→ **SHORT EXERCISE**
Say only how many lines contain the word "that".

........

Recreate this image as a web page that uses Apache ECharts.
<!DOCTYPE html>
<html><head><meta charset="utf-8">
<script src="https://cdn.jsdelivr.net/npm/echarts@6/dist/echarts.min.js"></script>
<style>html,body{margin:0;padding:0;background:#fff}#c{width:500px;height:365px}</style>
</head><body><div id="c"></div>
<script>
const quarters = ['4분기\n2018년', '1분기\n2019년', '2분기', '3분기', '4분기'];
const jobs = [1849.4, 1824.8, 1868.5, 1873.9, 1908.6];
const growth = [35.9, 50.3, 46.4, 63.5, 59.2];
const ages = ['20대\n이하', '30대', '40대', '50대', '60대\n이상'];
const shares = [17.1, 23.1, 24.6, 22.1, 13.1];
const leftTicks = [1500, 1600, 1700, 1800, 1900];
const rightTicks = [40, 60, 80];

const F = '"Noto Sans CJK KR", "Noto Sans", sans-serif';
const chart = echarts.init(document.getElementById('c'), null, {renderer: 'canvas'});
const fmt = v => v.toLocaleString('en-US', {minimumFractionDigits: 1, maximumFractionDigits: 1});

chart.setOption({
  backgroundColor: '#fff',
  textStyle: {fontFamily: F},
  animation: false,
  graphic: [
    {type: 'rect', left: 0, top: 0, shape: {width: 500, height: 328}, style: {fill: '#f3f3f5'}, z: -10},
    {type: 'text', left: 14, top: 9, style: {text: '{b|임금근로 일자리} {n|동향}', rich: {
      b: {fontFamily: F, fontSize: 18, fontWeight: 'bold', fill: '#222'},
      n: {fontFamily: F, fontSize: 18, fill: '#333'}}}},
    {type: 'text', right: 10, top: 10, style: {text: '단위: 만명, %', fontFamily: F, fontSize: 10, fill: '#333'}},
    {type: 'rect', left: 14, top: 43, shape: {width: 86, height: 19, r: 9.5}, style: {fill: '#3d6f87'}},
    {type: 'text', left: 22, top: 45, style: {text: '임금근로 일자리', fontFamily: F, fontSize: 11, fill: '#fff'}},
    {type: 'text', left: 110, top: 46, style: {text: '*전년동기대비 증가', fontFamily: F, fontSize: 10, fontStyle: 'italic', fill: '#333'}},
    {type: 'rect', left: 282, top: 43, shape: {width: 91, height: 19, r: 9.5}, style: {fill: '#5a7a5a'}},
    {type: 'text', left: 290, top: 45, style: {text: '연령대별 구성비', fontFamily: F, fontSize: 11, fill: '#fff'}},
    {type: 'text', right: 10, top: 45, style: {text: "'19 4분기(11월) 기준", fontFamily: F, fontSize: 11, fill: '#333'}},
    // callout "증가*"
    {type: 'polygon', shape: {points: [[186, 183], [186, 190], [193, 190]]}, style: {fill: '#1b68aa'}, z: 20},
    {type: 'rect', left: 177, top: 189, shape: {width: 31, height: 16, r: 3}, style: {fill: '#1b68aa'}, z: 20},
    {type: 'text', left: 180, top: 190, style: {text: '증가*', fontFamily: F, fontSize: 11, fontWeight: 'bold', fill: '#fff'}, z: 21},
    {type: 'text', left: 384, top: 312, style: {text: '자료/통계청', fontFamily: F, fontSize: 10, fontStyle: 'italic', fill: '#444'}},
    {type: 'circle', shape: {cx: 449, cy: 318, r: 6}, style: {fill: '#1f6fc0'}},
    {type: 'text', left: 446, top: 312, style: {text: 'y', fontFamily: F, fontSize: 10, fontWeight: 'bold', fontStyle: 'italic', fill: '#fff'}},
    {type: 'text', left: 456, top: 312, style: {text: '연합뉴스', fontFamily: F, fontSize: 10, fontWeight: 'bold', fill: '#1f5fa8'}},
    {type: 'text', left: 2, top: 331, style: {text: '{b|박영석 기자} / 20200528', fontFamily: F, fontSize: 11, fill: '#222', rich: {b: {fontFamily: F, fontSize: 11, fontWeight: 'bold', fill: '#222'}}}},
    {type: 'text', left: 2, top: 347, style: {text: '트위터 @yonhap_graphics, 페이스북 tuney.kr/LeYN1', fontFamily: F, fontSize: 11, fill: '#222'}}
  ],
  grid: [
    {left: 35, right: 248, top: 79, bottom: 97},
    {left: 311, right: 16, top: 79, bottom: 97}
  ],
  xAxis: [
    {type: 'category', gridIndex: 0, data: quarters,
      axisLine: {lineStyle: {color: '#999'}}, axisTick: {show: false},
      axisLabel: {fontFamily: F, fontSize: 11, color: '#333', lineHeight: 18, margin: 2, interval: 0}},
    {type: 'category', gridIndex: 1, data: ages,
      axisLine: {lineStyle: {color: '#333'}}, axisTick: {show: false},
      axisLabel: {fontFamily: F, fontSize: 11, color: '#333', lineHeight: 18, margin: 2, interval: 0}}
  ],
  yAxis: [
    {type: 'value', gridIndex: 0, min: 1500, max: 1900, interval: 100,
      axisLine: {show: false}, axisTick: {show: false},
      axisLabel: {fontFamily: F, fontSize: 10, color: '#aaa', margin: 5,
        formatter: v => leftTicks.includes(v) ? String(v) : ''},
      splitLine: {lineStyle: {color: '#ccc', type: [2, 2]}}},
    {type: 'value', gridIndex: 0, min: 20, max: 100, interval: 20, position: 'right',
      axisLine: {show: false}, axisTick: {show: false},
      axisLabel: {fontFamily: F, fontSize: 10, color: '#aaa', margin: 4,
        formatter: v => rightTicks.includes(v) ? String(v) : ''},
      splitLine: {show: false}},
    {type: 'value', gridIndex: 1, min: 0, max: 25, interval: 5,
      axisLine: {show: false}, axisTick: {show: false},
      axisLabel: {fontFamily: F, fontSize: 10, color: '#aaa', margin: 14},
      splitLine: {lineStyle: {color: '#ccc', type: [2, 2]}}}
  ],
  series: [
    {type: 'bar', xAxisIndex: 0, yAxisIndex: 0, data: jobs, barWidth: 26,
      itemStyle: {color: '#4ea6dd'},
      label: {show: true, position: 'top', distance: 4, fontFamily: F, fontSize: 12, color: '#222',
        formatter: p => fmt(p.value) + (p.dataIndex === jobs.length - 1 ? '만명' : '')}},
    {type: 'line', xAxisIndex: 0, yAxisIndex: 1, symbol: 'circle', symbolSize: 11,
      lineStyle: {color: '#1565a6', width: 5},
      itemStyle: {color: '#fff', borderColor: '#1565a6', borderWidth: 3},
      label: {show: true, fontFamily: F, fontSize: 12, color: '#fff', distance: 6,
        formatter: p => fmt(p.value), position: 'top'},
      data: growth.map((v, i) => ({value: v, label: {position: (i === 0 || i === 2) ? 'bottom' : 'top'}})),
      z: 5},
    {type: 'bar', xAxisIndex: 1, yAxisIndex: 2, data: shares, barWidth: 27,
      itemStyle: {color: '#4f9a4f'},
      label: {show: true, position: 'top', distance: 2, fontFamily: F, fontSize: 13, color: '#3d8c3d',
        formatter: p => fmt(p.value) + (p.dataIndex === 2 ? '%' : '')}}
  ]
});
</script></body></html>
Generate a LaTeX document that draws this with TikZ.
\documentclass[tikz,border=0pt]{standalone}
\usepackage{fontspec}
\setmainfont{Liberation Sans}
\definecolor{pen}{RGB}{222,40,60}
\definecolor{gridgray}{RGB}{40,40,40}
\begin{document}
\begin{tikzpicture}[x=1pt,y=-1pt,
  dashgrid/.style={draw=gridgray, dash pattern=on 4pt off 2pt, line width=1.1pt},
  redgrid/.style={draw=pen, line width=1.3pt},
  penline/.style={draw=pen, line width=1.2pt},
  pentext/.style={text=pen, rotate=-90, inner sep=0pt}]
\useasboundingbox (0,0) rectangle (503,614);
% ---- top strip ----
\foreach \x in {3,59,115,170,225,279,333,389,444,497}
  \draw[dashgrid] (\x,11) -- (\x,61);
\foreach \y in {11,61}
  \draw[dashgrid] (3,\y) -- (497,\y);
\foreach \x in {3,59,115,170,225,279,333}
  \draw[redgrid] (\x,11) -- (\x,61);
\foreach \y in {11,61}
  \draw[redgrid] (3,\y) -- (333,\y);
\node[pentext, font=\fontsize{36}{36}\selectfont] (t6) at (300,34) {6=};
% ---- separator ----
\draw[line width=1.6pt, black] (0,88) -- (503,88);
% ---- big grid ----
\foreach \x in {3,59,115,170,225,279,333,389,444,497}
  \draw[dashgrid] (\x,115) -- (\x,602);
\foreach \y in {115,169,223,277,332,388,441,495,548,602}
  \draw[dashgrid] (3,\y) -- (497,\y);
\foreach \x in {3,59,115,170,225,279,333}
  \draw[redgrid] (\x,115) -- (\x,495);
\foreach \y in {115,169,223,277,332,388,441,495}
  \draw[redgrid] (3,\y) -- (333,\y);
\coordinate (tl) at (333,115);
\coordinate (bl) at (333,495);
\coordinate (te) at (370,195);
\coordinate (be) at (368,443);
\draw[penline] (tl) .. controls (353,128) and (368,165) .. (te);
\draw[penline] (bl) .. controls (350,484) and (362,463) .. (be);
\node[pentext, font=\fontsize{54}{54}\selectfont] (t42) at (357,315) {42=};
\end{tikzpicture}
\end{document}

........

→ **SOLUTION FOR THIS EXERCISE**
2